Von Sigrid Schonalu, 02.08.2017.
Braunschweig. Lebensgeschichten haben Dr. Mareile Seeber-Tegethoff schon immer fasziniert. Schon während ihres Studiums der Ethnologie und besonders in ihrer Doktorarbeit hat sie sich auf die Spuren von Menschen und deren Lebensgeschichten gemacht.
Die narrative Technik der Ethnologie, Menschen für Forschungszwecke aus ihrem Leben erzählen zu lassen, hat sie nun für ihre Arbeit übernommen. Seit zehn Jahren schreibt sie im Auftrag Erinnerungen von Menschen auf, Erinnerungen, die den Personen selbst oder ihren Angehörigen wichtig sind. „Viele kommen mittlerweile zu mir und sagen ’Ach, das hätte ich gerne von meiner Großmutter gewusst. Nun ist es zu spät‘“, erklärt sie. „Dagegen möchte ich etwas tun“.
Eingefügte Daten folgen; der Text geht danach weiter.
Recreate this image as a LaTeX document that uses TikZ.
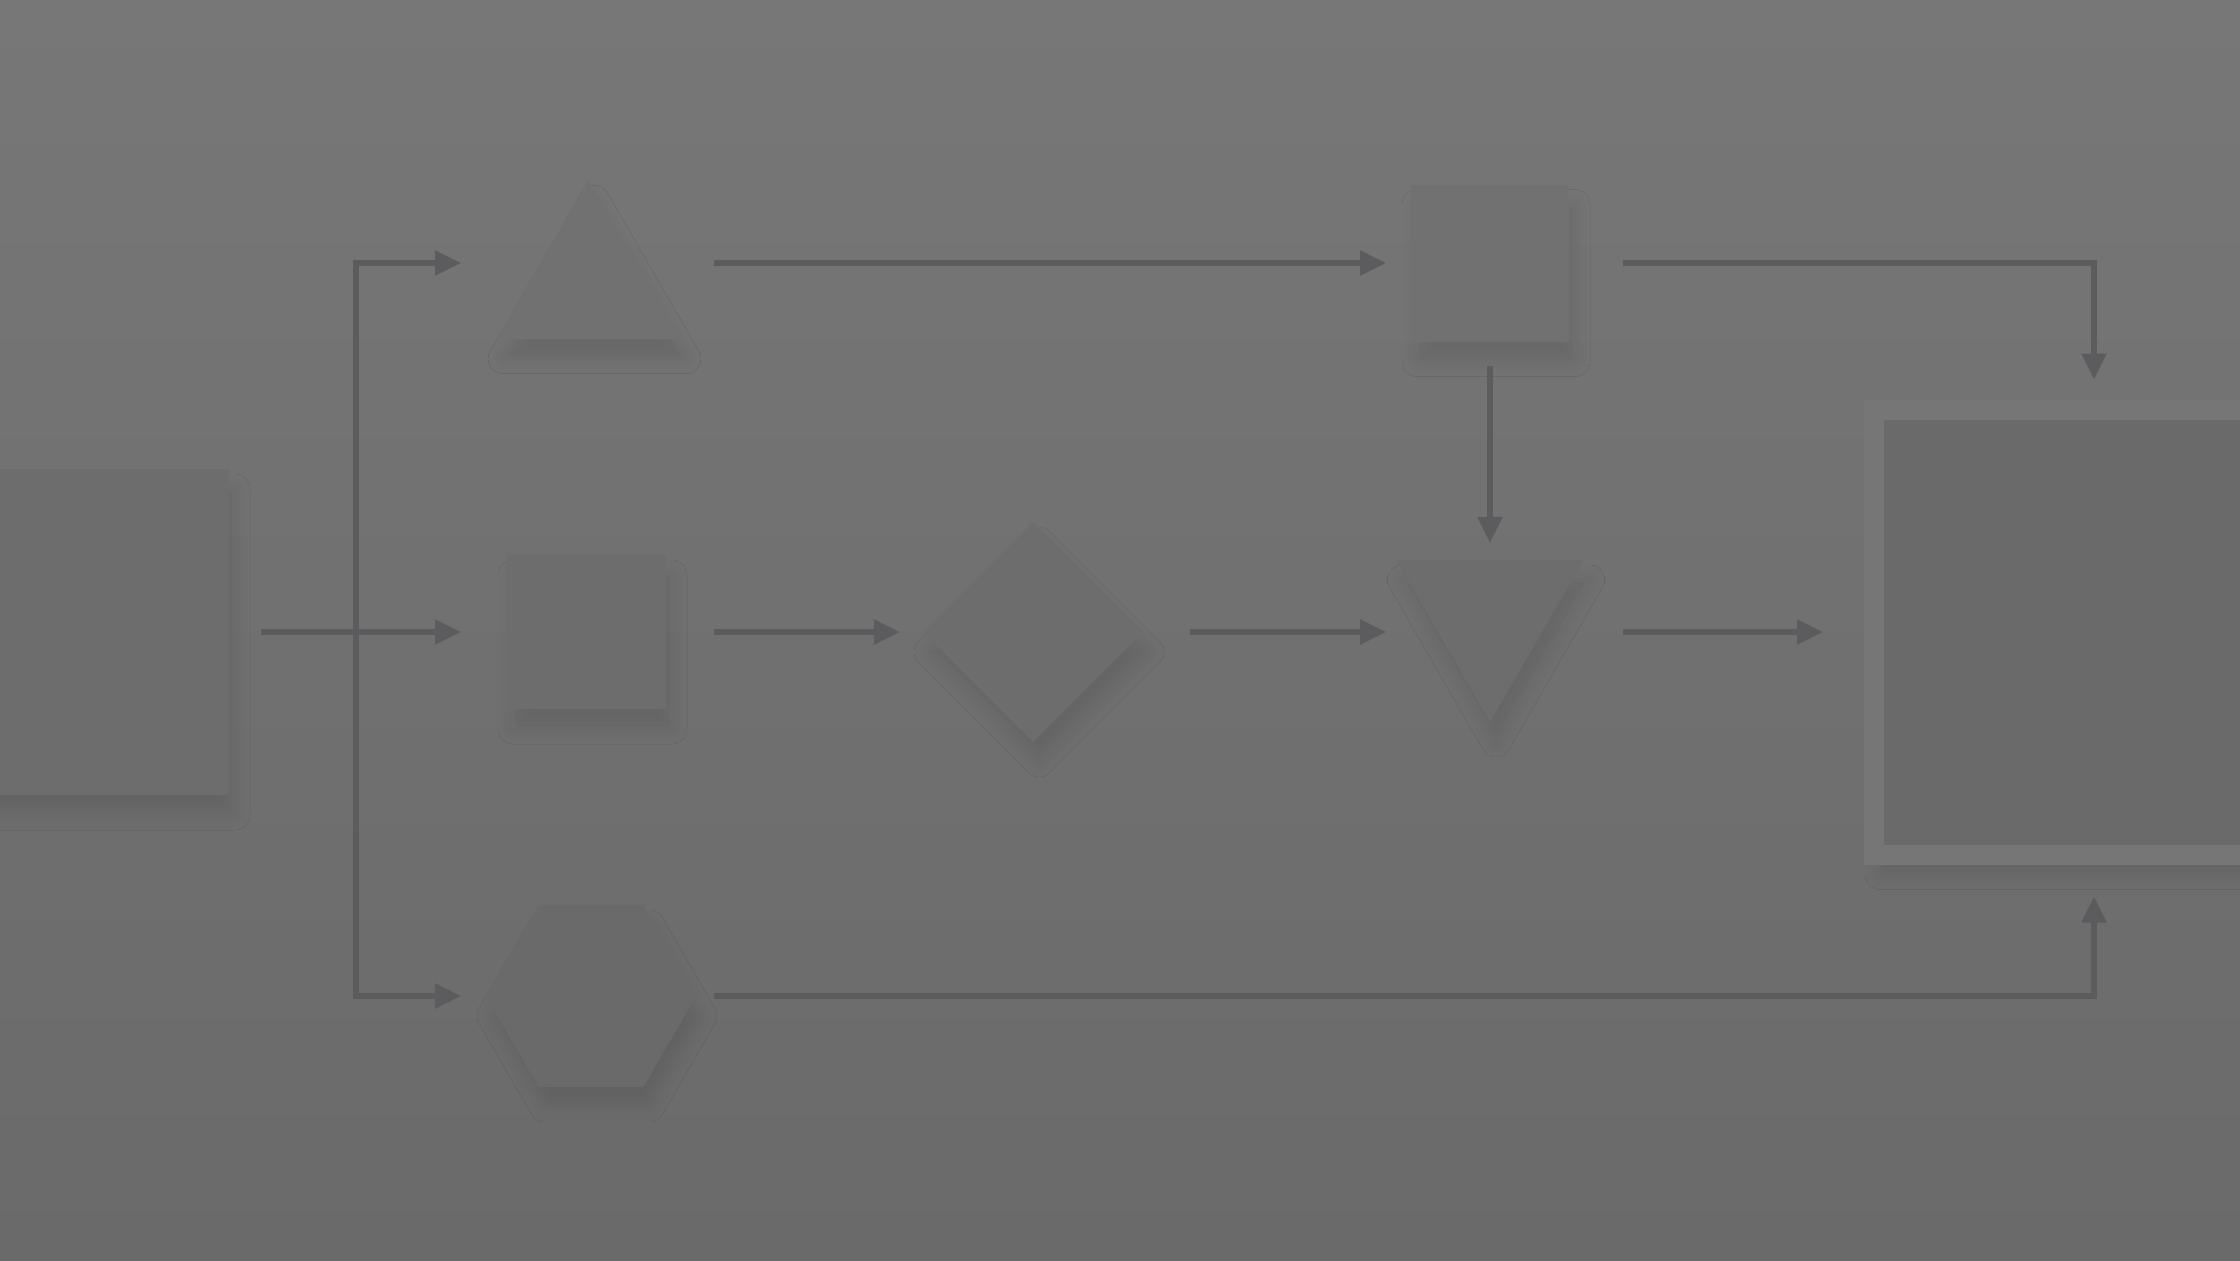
\documentclass[tikz,border=0pt]{standalone}
\usepackage{xcolor}
\usepackage{tikz}
\usetikzlibrary{shapes,arrows.meta,positioning,calc,shadows.blur}
\definecolor{bgtop}{HTML}{777778}
\definecolor{bgbot}{HTML}{6A6A6B}
\definecolor{graytop}{HTML}{717172}
\definecolor{graymid}{HTML}{6D6D6E}
\definecolor{graybot}{HTML}{6A6A6B}
\definecolor{linegray}{HTML}{5C5C5E}
\definecolor{framegray}{HTML}{767677}

\begin{document}
\begin{tikzpicture}[
    arr/.style={-{Triangle[length=2.6mm,width=2.4mm]}, line width=1.6pt, draw=linegray},
    block/.style={fill=graymid, draw=none, inner sep=0pt, outer sep=0pt,
        blur shadow={shadow xshift=0.6mm, shadow yshift=-2mm, shadow blur radius=1.5mm, shadow opacity=9}},
]
    \useasboundingbox (0,0) rectangle (22.4,12.6);
    \shade[top color=bgtop, bottom color=bgbot] (0,0) rectangle (22.4,12.6);

    % shapes
    \node[block, minimum width=3.29cm, minimum height=3.26cm] (inbox) at (0.645,6.28) {};
    \node[block, fill=graytop, regular polygon, regular polygon sides=3, minimum size=2.11cm] (tri) at (5.885,9.74) {};
    \node[block, minimum width=1.59cm, minimum height=1.54cm] (sqB) at (5.865,6.28) {};
    \node[block, fill=graybot, regular polygon, regular polygon sides=6, minimum size=2.10cm] (hex) at (5.91,2.64) {};
    \node[block, diamond, minimum width=2.2cm, minimum height=2.2cm] (dia) at (10.33,6.28) {};
    \node[block, fill=graytop, minimum width=1.58cm, minimum height=1.57cm] (sqA) at (14.90,9.97) {};
    \node[block, regular polygon, regular polygon sides=3, shape border rotate=180, minimum size=2.16cm] (inv) at (14.90,6.46) {};
    \node[block, fill=graybot, draw=framegray, line width=2mm, outer sep=1mm,
        minimum width=5.16cm, minimum height=4.45cm] (frame) at (21.32,6.28) {};

    % columns
    \coordinate (bus) at (3.56,0);
    \coordinate (inA) at (4.61,0);
    \coordinate (outA) at (7.14,0);
    \coordinate (drop) at (20.94,0);

    % connectors
    \draw[arr, shorten <=3.2mm, shorten >=4.6mm] (inbox) -- (sqB);
    \draw[arr, {Triangle[length=2.6mm,width=2.4mm]}-{Triangle[length=2.6mm,width=2.4mm]}]
        (sqA -| inA) -| (bus |- sqB) |- (hex -| inA);
    \draw[arr, shorten >=2.5mm] (sqA -| outA) -- (sqA);
    \draw[arr, shorten >=2.3mm] (sqB -| outA) -- (dia);
    \draw[arr] (hex -| outA) -| ([yshift=-3.2mm]drop |- frame.south);
    \draw[arr, shorten <=2.4mm, shorten >=1.7mm] (sqA) -- (inv);
    \draw[arr] ([xshift=5.4mm]sqA.east) -| ([yshift=2mm]drop |- frame.north);
    \draw[arr, shorten <=4.7mm, shorten >=10.4mm] (dia) -- (dia -| inv);
    \draw[arr, shorten <=13.3mm, shorten >=4.1mm] (dia -| inv) -- (frame);
\end{tikzpicture}
\end{document}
Mit der Biografie von Günter Wittrin, „Von einem, der stets die Gelegenheit ergriff. Ein Kriegskind erzählt seine Geschichte“, bringt sie die erste der zahlreichen von ihr geschriebenen Biografien in die Öffentlichkeit – und mit ihren eigenen Verlag „Worte & Leben“ auch in den Handel. Kennengelernt haben sich die beiden bei einem von Mareile Seeber-Tegethoff veranstalteten Erzählsalon „Auf einmal war Friede“.
Spiegel der Geschichte
„Günter Wittrins Geschichte fand ich aus mehreren Gründen so wichtig, dass ich sie öffentlich zugänglich machen wollte. Seine Lebensgeschichte berührt an vielen Punkten die deutsche Geschichte im Allgemeinen“, beschreibt sie. Sein Aufwachsen als Kind deutscher Eltern in Polen, die elterliche Begeisterung für den Nationalsozialismus, die Heirat seines Bruders mit einer Jüdin, sein Einsatz als Kindersoldat, Flucht und schließlich ein überraschendes Ankommen in einem Land, das schnell Demokratie lernen muss. Von Günter Wittrin in zahlreichen Sitzungen erzählt, hat sie seine Erinnerungen aufgeschrieben, sortiert und den ineinander verwobenen Erzählsträngen eine Struktur gegeben. Herausgekommen ist eine sehr individuelle, aber zugleich auch sehr typisch deutsche Geschichte. Zur Zeit arbeitet Dr. Mareile Seeber-Tegethoff an ihrem nächsten Buch über die Geschichte der Geflüchteten in den letzten 70 Jahren bis heute.